I ended up getting an interview with the New York Knicks while I was playing there regarding a deaf basketball camp. During that interview, I spoke with Kevin Kennedy who was the PR Director of the Knicks. He had suggested that I reach out to Mill Neck School for the Deaf in Mill Neck, New York. I traveled to the school and met with the school’s basketball coach and their Athletic Director. I pitched them my idea. I’ll never forget their response: “Start the camp here!” And that’s how the camp started in 1980.

Can you take us through a typical day at your camp?

Sure. It’s a normal basketball camp, but also a sleepover – it’s the aspect that the kids probably love the most. Sunday night we have a really nice opening dinner for everyone. Teams are also picked that evening and the campers get their colorful shirts.

On Monday morning, we officially start the camp and have 3 different sessions a day. The first session is all based on drills with fundamentals: dribbling, shooting, passing, and rebounding. In the afternoon, we play 3-on-3 as well.

One of the best aspects of the camp are the volunteers and guest speakers that come help the event. We’ve had current basketball players, former basketball players including NBRPA members, and even players from other sports. The amount of support that we get really is amazing.
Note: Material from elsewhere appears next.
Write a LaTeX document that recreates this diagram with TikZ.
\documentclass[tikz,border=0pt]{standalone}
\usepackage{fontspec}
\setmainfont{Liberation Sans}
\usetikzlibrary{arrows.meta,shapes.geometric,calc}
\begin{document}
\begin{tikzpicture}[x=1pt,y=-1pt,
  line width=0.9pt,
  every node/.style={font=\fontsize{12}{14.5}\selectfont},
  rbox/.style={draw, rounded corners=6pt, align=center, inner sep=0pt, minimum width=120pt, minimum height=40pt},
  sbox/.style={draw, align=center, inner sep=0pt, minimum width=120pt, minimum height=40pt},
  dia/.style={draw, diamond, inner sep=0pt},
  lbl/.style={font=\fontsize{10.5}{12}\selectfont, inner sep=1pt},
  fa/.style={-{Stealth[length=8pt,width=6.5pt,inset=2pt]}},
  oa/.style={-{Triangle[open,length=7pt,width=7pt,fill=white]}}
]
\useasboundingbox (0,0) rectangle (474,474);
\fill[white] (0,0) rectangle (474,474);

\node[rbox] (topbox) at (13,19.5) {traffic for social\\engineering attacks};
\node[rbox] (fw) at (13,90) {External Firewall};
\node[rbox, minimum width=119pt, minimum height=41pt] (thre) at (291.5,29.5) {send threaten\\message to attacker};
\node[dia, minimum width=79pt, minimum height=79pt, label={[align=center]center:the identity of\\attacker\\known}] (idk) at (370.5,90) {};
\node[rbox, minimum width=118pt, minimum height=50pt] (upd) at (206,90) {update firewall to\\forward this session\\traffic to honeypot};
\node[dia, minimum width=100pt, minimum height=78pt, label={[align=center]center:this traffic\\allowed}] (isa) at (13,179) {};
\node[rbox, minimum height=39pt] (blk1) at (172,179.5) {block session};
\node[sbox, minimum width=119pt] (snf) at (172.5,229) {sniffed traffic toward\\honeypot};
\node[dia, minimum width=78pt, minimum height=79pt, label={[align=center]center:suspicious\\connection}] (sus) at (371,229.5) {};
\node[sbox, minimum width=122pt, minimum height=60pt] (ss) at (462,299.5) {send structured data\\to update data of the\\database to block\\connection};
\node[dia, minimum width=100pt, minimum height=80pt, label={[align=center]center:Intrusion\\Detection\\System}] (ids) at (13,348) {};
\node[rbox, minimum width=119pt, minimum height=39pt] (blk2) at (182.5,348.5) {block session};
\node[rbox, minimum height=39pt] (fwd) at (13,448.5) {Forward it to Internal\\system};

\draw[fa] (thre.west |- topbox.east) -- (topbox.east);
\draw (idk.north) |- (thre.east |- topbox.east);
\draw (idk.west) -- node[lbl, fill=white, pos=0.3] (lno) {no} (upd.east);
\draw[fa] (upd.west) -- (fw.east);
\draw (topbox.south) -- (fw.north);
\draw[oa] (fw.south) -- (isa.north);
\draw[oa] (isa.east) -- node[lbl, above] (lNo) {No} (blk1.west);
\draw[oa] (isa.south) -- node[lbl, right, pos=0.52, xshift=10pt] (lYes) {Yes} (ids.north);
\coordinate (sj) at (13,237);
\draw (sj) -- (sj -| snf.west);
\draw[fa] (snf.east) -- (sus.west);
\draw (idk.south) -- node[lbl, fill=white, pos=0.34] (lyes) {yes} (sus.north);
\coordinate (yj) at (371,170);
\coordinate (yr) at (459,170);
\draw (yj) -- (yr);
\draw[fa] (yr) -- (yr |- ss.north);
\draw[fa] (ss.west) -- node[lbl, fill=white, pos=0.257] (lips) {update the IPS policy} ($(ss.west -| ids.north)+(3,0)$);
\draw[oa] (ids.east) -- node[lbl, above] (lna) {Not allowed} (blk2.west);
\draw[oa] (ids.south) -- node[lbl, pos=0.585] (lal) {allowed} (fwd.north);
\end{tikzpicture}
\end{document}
Guys like Mike Gminski, Mitch Kupchak, Tiny Archibald, David Justice, Roddy White, Andrew Young, and Martin Luther King III have all come to be guest speakers at the camp. The list is so long. Every single one of them always says how much of a connection they feel with the kids. They almost get more out of it than the kids do.

What do you see as the big picture implications of the camp? What can an outsider learn from this camp?
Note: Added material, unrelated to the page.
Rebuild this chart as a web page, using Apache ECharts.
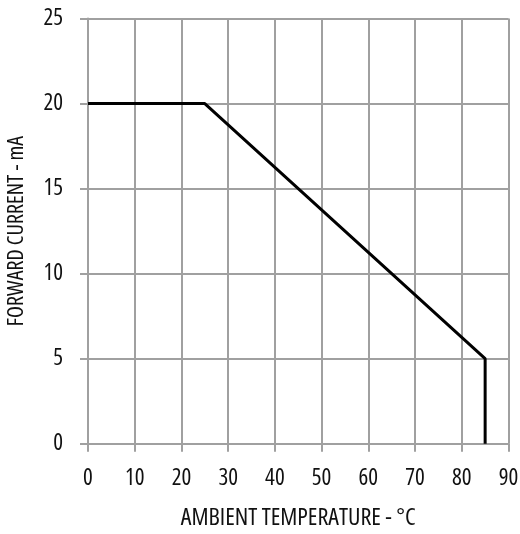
<!DOCTYPE html>
<html><head><meta charset="utf-8">
<script src="https://cdn.jsdelivr.net/npm/echarts@6/dist/echarts.min.js"></script>
<style>html,body{margin:0;padding:0;background:#fff}#c{width:520px;height:534px}</style>
</head><body><div id="c"></div>
<script>
const temperature = [0, 25, 85, 85];
const forwardCurrent = [20, 20, 5, 0];
const xTicks = [0, 10, 20, 30, 40, 50, 60, 70, 80, 90];
const yTicks = [0, 5, 10, 15, 20, 25];
const xName = 'AMBIENT TEMPERATURE - °C';
const yName = 'FORWARD CURRENT - mA';

const font = '"Open Sans", sans-serif';
const fw = 'normal condensed';
const gridColor = '#a0a0a0';
const textColor = '#111';
const chart = echarts.init(document.getElementById('c'));
chart.setOption({
  animation: false,
  grid: {left: 88, right: 11.5, top: 18.5, bottom: 90.3, containLabel: false, outerBoundsMode: 'none'},
  xAxis: {
    type: 'value', min: xTicks[0], max: xTicks[xTicks.length-1], interval: 10,
    name: xName, nameLocation: 'middle', nameGap: 62,
    nameTextStyle: {fontFamily: font, fontWeight: fw, fontSize: 24, color: textColor},
    axisLine: {show: true, onZero: false, lineStyle: {color: gridColor, width: 2}},
    axisTick: {show: true, length: 8, lineStyle: {color: gridColor, width: 2}},
    axisLabel: {margin: 23, fontFamily: font, fontWeight: fw, fontSize: 23, color: textColor},
    splitLine: {show: true, lineStyle: {color: gridColor, width: 2}}
  },
  yAxis: {
    type: 'value', min: yTicks[0], max: yTicks[yTicks.length-1], interval: 5,
    name: yName, nameLocation: 'middle', nameGap: 60,
    nameTextStyle: {fontFamily: font, fontWeight: fw, fontSize: 22, color: textColor},
    axisLine: {show: true, lineStyle: {color: gridColor, width: 2}},
    axisTick: {show: true, length: 8, lineStyle: {color: gridColor, width: 2}},
    axisLabel: {margin: 25, fontFamily: font, fontWeight: fw, fontSize: 23, color: textColor},
    splitLine: {show: true, lineStyle: {color: gridColor, width: 2}}
  },
  series: [{
    type: 'line', data: temperature.map((t, i) => [t, forwardCurrent[i]]),
    showSymbol: false, lineStyle: {color: '#000', width: 3}, z: 5
  }]
});
</script></body></html>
To me, it’s the power of sharing, the idea of inclusion, and the realization that all opportunities for deaf kids are realistic. I’ve been around deaf and hard-of-hearing people my entire life. You have to realize that I was around when people said “we were deaf when deaf wasn’t cool.” So the camp is about empowering others and helping them understand that anything is possible. It can actually enhance your life – and I’m talking about both the campers and those that volunteer.

The people that come volunteer for the camp are so dedicated. I don’t pay my volunteers anything to come to the camp. Usually, I can’t even pay for their travel. But these people wouldn’t miss it for the world. I have some that use their only vacation from work to attend and volunteer at the camp. I’ve been blessed to have smiling individuals that bring positive feelings to the camp every year.

Do you hope to expand the camp in the coming years?

It will definitely be a challenge to do that. What’s crazy is that we used to do TWO camps per year – one in New York City and another one in Atlanta. Today, we just do the camp in Atlanta. Keeping the not-for-profit status is important. Fundraising for shirts, meals, space, equipment and other items are always our biggest areas where we need to raise more money. It’s a tall task currently.

How can other people help the camp?

We always need fundraising help. More information about my endeavors with helping deaf and hard-of-hearing people can be found on my website (http://www.mikeglenn.com/bio.htm) for those needing more information. I also have a movie out called “The Spirit of Love” that highlights my journey, specifically in the space of health and hearing (https://www.youtube.com/watch?v=jAiLG0mBwAo).

Even if fundraising is not realistic for someone, just spreading the word on the camp being available to all who have a hearing deficiency would be fantastic. We were fortunate enough to keep the camp in operation during the recession. I think the knowledge and support and word-of-mouth from others made that possible.

Do you have a favorite memory from your camp?

There was a boy named Willie Brown. He came to my camp as a skinny little deaf kid from Macon, Georgia. All I remember is that he soaked up every single aspect of our camp. He won MVP of our camp. I knew sign language, of course, and I always made sure to communicate to him that I thought he could play basketball at a very high level. Willie became a major college basketball player, first playing at Hofstra and then Georgia St.

He also bounced around in the CBA, but also had tryouts with the Denver Nuggets and the Atlanta Hawks. I remember jumping up and down and waving my hands in excitement when he would dunk. The impact he had on the deaf basketball community was enormous.

Another story that comes to mind and happens often is the impact EarQ had. They gave a hearing aid to one of my little girl campers. Not only does that hearing aid enhance her life – it made her day.